_Exercise directions_.
The required output is the block of lines from the line with "Write the Chart.js code for this chart." to the line with "-5.2, -5.2, -5.2];", endpoints included and pictures omitted.

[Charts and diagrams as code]

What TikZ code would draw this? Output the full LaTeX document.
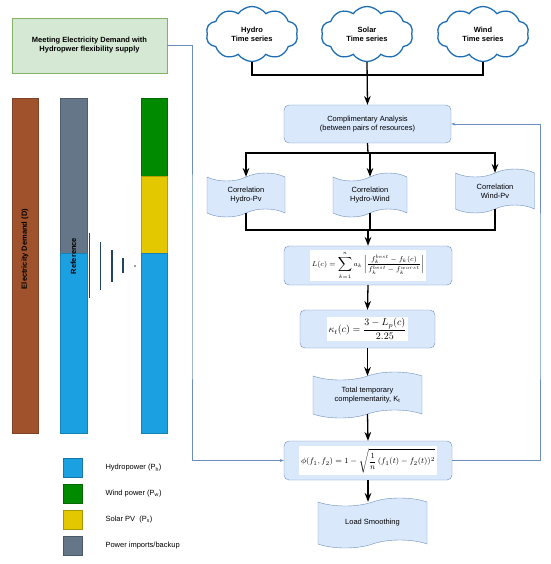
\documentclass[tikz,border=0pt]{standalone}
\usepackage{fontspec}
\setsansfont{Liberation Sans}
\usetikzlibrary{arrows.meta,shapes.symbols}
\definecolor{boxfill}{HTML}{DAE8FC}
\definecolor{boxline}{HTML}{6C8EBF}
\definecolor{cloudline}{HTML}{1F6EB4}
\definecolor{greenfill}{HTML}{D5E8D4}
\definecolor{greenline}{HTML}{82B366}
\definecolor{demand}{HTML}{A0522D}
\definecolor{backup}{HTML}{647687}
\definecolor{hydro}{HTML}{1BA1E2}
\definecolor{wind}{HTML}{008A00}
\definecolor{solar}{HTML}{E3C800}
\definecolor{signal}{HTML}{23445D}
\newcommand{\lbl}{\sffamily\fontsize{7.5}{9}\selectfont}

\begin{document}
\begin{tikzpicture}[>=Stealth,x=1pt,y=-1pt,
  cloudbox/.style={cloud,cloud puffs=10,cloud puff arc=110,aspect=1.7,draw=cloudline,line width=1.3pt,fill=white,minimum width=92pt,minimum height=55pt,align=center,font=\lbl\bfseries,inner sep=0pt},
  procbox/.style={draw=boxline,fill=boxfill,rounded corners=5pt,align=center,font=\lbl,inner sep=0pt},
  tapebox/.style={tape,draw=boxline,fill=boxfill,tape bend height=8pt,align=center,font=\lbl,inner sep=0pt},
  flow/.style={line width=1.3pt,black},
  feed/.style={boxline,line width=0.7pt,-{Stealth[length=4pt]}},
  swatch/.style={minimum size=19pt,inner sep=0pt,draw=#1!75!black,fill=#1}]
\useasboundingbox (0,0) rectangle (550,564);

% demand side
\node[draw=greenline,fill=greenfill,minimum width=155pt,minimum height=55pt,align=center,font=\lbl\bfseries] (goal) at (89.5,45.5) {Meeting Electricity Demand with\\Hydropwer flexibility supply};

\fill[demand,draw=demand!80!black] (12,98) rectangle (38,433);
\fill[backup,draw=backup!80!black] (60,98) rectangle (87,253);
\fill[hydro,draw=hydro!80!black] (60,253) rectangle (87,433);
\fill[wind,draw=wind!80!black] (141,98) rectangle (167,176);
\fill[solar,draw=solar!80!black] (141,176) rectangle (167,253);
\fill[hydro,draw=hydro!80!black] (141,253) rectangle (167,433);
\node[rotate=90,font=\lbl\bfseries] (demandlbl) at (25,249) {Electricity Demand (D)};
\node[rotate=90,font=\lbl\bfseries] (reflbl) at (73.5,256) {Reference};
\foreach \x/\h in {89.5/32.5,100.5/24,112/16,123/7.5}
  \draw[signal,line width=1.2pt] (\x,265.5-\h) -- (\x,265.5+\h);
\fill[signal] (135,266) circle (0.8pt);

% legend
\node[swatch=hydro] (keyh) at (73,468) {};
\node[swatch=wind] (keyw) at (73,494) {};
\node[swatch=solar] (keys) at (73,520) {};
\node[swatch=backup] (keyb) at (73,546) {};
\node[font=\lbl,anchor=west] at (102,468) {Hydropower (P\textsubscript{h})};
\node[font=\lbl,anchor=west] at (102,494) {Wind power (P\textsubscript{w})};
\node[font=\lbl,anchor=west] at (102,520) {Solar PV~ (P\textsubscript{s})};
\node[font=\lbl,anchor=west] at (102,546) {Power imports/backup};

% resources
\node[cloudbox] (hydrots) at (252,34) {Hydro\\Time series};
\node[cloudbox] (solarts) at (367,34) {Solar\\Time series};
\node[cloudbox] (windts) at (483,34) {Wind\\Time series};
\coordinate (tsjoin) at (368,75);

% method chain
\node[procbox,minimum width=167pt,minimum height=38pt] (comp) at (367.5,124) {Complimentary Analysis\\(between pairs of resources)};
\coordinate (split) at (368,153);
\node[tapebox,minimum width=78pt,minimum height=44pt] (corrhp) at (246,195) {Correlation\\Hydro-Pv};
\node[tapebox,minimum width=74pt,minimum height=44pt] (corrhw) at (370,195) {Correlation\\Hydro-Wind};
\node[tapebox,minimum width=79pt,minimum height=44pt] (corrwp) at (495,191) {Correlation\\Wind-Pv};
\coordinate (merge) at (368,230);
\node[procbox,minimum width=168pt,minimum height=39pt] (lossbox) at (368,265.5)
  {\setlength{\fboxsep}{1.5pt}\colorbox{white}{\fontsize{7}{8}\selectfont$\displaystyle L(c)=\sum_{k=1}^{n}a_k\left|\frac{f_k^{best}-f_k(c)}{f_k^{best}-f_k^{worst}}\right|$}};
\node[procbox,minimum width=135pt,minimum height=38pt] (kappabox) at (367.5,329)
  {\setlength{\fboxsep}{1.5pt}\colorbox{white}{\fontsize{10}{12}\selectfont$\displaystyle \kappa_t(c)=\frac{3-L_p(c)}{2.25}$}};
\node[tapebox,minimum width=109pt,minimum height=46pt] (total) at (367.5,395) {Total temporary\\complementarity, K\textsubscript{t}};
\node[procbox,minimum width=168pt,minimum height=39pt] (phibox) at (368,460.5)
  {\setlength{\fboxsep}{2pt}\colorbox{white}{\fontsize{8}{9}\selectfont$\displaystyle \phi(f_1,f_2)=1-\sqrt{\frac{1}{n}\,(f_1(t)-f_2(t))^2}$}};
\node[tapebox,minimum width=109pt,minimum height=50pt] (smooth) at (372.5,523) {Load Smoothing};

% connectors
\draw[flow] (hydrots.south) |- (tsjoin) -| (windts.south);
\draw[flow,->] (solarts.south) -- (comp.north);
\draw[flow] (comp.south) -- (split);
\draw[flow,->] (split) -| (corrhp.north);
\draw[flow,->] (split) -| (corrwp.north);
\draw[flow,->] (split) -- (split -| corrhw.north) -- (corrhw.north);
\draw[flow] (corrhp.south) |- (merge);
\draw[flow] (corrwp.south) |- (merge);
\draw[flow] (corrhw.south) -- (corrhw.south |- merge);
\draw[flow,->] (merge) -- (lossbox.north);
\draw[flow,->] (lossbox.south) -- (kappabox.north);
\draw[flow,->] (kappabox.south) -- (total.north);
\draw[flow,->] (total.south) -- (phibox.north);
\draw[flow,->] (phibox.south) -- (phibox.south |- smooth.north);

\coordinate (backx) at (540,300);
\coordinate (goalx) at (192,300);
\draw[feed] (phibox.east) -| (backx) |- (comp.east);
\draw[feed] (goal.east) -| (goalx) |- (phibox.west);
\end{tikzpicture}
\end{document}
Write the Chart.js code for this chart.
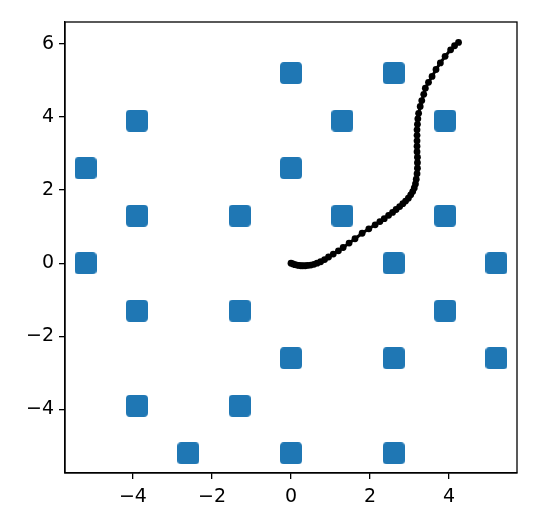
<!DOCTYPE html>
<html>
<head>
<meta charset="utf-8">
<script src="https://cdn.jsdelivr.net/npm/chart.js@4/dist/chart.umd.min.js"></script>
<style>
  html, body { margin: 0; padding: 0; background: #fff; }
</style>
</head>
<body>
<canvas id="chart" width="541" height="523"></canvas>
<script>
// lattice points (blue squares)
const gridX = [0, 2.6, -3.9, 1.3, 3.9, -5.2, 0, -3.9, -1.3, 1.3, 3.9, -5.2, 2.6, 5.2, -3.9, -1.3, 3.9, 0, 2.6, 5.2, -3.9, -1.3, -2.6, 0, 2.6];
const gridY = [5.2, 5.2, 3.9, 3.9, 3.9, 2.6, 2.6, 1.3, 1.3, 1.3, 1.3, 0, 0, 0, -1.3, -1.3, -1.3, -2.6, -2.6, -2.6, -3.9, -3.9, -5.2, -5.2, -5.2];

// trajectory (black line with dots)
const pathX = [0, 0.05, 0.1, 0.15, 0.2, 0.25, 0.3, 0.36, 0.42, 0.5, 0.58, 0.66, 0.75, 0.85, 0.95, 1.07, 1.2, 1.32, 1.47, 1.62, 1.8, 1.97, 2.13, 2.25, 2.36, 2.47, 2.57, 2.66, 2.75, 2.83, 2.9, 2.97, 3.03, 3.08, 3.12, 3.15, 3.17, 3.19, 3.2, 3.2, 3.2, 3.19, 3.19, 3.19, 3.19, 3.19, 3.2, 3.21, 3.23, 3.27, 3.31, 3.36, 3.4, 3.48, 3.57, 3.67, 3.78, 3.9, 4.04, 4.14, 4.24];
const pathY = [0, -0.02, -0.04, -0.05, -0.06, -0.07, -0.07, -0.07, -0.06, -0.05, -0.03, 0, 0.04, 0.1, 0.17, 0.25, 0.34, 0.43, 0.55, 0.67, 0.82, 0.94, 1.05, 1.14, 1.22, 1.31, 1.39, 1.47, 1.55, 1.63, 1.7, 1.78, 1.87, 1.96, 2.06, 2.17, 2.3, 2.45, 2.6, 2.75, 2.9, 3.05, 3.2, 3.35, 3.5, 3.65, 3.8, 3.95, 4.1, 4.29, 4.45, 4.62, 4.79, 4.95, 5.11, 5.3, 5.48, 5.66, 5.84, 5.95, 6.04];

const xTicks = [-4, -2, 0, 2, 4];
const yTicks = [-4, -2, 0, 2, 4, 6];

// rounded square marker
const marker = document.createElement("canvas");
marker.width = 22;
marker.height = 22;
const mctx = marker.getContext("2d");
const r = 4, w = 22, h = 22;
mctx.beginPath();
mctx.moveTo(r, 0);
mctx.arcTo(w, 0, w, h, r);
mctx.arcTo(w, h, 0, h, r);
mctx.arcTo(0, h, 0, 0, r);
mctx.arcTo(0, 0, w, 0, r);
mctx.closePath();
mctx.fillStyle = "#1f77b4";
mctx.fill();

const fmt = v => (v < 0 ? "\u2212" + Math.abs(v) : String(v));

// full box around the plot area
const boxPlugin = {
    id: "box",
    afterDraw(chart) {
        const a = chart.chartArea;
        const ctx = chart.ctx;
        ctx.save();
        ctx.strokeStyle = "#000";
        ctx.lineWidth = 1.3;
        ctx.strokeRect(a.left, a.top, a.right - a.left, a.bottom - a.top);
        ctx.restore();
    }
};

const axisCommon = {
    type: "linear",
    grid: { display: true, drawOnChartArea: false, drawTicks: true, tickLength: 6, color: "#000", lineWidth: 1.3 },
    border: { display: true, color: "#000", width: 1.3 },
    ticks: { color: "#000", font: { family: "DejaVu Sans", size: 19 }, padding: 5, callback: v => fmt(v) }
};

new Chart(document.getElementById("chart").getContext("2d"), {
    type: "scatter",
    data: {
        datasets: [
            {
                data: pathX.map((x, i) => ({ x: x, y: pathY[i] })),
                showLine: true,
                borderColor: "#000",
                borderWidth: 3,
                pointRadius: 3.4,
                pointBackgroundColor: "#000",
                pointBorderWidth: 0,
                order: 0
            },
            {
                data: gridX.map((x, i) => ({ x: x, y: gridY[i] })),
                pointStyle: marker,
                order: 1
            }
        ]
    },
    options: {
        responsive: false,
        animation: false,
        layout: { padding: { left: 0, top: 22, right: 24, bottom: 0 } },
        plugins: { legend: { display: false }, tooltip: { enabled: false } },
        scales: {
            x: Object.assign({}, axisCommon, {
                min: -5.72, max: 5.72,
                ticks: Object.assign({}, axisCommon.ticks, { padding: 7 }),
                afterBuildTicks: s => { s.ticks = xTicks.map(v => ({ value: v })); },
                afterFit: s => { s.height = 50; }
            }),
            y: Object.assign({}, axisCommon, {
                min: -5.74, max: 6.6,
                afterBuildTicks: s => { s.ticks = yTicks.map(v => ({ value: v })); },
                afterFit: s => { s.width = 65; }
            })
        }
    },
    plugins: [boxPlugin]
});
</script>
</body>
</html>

_Written solution_.
Write the Chart.js code for this chart.
<!DOCTYPE html>
<html>
<head>
<meta charset="utf-8">
<script src="https://cdn.jsdelivr.net/npm/chart.js@4/dist/chart.umd.min.js"></script>
<style>
  html, body { margin: 0; padding: 0; background: #fff; }
</style>
</head>
<body>
<canvas id="chart" width="541" height="523"></canvas>
<script>
// lattice points (blue squares)
const gridX = [0, 2.6, -3.9, 1.3, 3.9, -5.2, 0, -3.9, -1.3, 1.3, 3.9, -5.2, 2.6, 5.2, -3.9, -1.3, 3.9, 0, 2.6, 5.2, -3.9, -1.3, -2.6, 0, 2.6];
const gridY = [5.2, 5.2, 3.9, 3.9, 3.9, 2.6, 2.6, 1.3, 1.3, 1.3, 1.3, 0, 0, 0, -1.3, -1.3, -1.3, -2.6, -2.6, -2.6, -3.9, -3.9, -5.2, -5.2, -5.2];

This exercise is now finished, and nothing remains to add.